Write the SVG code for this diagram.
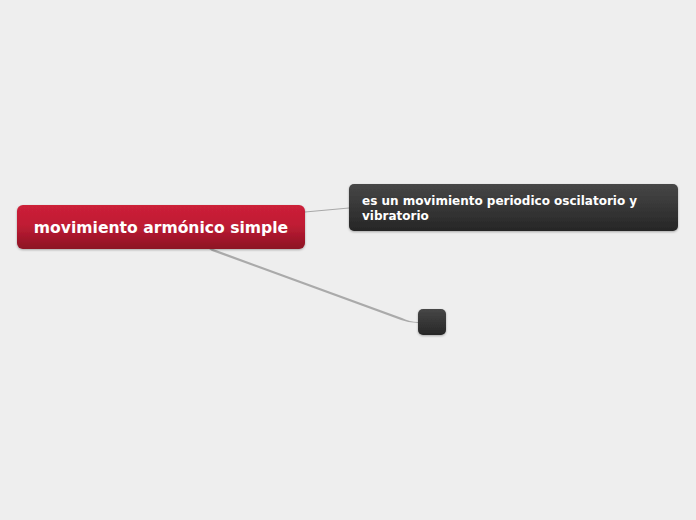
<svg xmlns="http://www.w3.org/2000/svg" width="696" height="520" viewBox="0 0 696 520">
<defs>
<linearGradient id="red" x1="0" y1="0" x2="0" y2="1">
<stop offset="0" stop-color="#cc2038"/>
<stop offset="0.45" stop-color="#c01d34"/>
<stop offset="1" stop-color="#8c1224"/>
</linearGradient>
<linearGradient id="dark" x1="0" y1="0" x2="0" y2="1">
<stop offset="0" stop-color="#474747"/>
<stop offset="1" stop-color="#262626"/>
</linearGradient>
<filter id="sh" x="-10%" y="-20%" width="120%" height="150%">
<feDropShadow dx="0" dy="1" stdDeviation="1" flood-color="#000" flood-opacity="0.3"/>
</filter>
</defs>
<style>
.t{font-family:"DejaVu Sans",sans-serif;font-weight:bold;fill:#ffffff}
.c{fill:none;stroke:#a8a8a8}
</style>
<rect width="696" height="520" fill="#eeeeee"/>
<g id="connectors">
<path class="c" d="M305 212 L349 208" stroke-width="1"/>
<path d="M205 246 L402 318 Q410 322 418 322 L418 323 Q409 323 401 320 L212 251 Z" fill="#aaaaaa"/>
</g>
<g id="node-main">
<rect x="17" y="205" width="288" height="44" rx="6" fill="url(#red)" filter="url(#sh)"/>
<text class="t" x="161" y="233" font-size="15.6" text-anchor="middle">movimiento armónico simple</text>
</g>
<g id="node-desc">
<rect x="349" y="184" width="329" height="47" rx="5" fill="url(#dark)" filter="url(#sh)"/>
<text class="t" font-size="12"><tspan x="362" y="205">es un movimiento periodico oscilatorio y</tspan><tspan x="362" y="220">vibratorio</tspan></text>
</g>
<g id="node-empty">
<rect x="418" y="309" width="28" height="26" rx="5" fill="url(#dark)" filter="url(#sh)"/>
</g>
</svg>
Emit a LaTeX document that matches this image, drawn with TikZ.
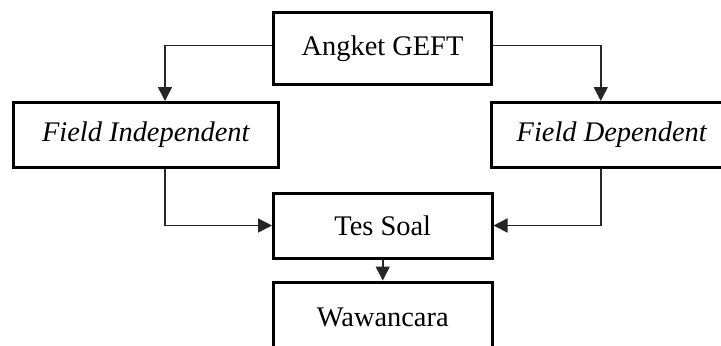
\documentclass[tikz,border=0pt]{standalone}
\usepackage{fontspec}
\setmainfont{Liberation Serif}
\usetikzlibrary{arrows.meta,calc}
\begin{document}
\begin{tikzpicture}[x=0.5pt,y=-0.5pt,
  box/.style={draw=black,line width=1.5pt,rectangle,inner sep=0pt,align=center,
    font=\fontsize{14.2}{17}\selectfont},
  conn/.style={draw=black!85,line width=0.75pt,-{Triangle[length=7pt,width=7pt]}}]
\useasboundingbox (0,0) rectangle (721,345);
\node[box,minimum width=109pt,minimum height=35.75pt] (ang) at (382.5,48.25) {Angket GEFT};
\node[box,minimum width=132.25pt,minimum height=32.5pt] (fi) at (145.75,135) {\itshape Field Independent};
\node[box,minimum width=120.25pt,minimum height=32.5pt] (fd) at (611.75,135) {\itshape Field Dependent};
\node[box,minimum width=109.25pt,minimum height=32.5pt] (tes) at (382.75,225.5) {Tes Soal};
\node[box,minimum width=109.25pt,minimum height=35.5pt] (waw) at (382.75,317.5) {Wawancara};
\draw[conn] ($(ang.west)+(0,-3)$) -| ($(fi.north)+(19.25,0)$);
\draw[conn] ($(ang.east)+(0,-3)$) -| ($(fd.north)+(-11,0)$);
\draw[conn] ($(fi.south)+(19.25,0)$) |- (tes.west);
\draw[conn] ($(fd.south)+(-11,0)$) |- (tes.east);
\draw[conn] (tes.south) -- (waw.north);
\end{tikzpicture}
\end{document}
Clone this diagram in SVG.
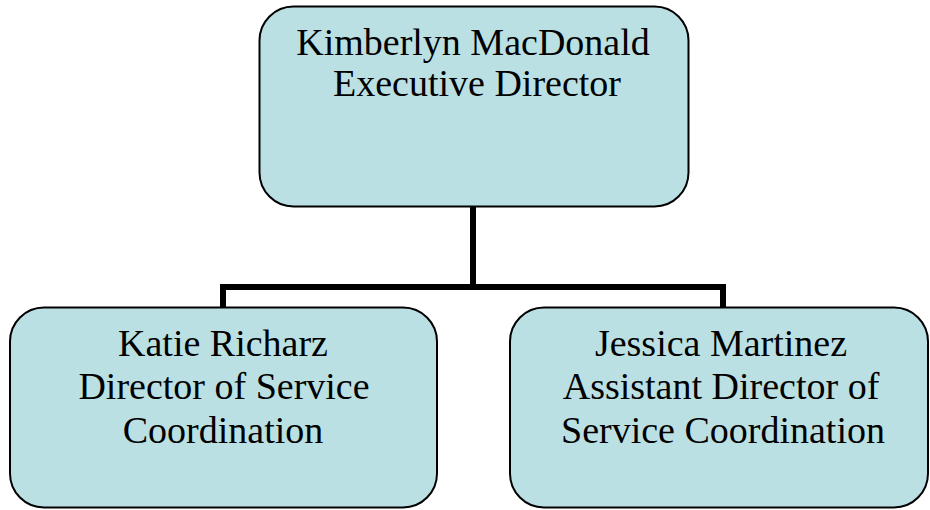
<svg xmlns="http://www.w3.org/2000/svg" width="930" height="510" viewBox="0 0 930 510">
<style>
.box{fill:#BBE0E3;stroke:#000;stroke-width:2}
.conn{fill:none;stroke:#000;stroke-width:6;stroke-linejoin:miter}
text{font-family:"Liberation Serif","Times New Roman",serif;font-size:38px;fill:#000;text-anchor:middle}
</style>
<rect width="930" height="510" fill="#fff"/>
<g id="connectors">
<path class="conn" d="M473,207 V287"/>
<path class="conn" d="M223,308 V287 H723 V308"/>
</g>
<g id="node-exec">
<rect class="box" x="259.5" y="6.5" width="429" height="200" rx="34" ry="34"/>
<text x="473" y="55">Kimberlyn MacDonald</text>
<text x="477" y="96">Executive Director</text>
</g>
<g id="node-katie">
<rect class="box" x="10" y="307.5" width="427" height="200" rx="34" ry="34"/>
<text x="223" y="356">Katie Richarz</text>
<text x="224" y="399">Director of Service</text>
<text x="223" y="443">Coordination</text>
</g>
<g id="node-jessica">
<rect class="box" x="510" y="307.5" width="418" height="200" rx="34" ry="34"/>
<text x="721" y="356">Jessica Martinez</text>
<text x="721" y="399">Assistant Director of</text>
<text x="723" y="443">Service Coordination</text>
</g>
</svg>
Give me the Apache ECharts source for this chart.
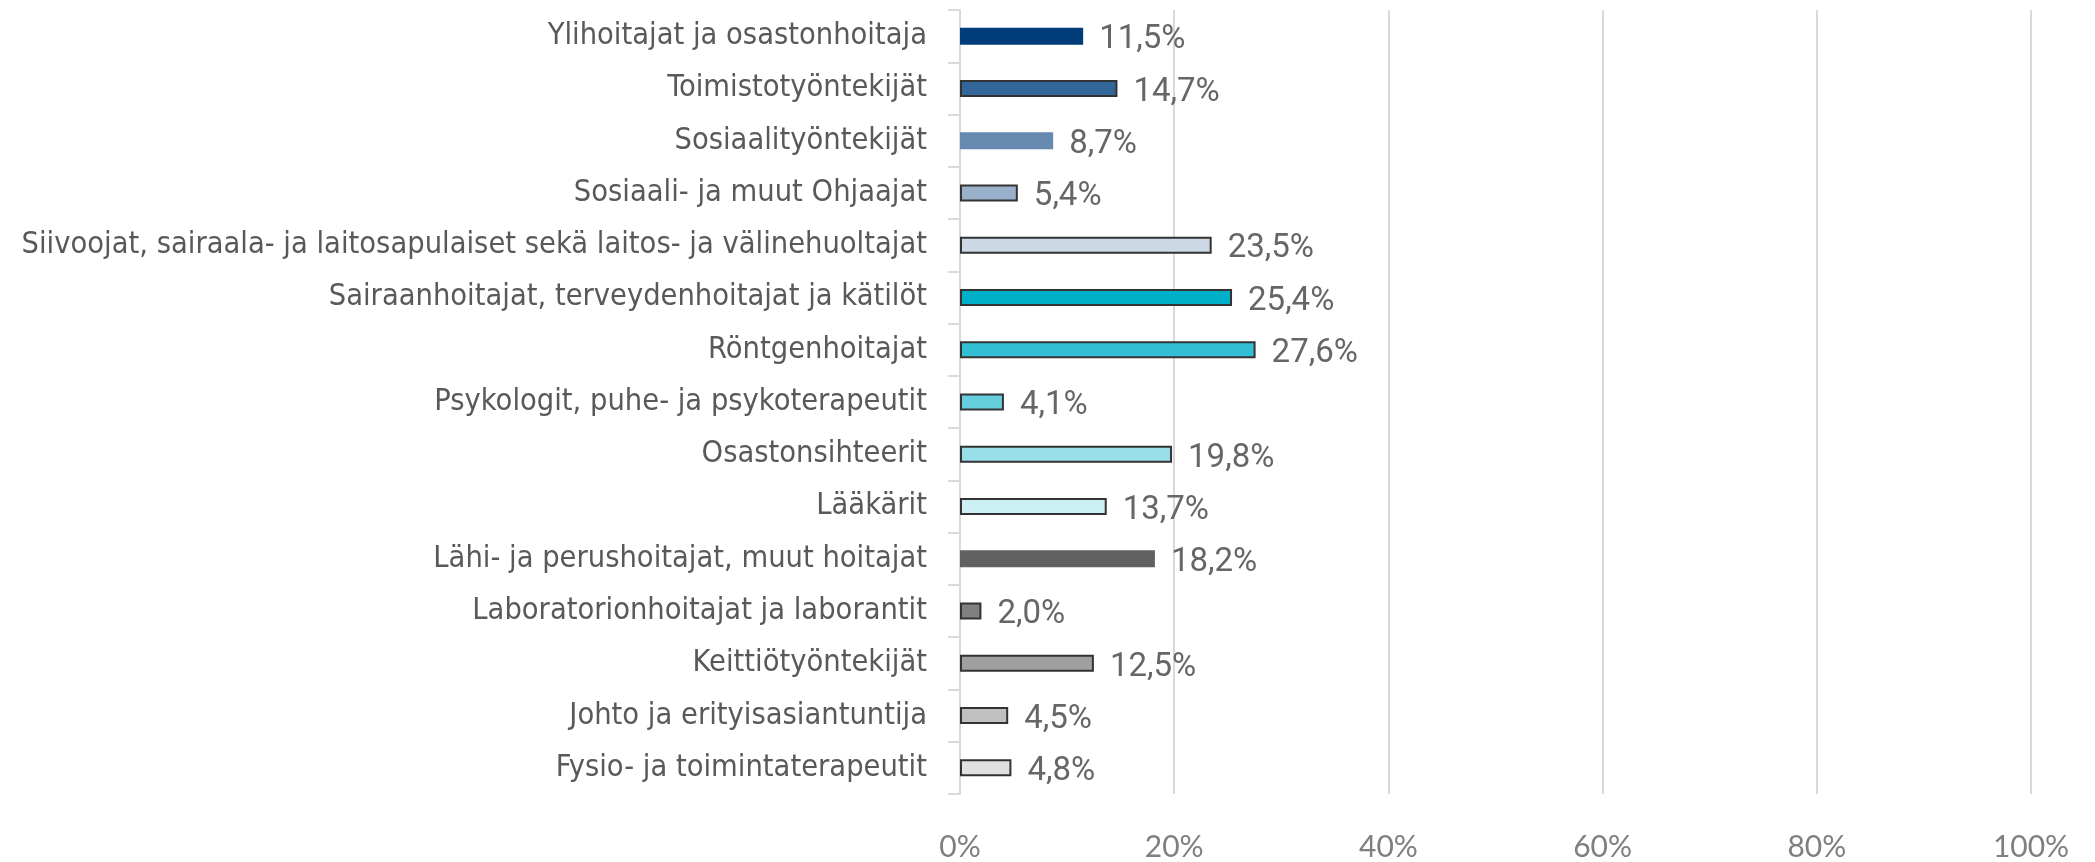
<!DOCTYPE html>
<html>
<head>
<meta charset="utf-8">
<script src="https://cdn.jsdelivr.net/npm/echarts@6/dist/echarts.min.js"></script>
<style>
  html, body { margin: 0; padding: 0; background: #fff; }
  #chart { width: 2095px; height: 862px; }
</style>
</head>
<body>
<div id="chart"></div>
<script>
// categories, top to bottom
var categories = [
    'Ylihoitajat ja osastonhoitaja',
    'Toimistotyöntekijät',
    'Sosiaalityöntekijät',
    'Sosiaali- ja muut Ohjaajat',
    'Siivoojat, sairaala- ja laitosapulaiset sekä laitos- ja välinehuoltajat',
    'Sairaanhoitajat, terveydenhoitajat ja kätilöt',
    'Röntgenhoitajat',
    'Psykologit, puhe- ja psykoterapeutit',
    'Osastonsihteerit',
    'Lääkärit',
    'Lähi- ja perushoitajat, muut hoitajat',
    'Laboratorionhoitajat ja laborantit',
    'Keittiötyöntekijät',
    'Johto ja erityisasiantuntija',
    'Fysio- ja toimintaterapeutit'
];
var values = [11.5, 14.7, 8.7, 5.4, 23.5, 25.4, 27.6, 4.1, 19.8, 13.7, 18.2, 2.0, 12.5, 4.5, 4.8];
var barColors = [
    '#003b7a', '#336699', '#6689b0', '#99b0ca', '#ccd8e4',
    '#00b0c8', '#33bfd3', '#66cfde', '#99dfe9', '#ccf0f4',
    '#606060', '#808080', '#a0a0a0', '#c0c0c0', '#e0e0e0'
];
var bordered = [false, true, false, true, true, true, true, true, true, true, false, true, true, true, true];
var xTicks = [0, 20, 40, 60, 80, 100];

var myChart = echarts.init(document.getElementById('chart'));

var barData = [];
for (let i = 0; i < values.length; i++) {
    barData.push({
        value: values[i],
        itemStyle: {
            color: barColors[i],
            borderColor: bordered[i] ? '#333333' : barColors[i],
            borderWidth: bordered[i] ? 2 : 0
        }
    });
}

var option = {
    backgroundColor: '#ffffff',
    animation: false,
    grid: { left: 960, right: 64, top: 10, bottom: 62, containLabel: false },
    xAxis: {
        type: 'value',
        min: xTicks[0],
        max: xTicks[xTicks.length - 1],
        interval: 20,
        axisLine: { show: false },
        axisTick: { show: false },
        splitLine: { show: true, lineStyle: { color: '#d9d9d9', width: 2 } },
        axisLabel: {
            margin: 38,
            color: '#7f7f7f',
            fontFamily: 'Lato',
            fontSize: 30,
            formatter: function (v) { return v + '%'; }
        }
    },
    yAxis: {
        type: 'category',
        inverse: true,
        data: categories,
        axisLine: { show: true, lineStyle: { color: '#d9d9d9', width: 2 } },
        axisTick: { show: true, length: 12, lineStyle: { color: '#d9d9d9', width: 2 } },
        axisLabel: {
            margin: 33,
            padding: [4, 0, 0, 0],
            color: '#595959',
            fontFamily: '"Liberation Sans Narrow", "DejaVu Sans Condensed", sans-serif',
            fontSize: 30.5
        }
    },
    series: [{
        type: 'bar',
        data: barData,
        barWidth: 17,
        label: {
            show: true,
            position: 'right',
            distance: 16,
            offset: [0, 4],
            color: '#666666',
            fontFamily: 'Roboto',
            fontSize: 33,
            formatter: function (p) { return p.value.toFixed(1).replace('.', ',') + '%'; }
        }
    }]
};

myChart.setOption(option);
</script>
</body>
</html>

--- Task details ---
Where a line in the entries holds the word "this", copy that line.

--- Expected output ---
Write the SVG code for this diagram.
Emit a LaTeX document that matches this image, drawn with TikZ.
Clone this diagram in SVG.
Give me the Apache ECharts source for this chart.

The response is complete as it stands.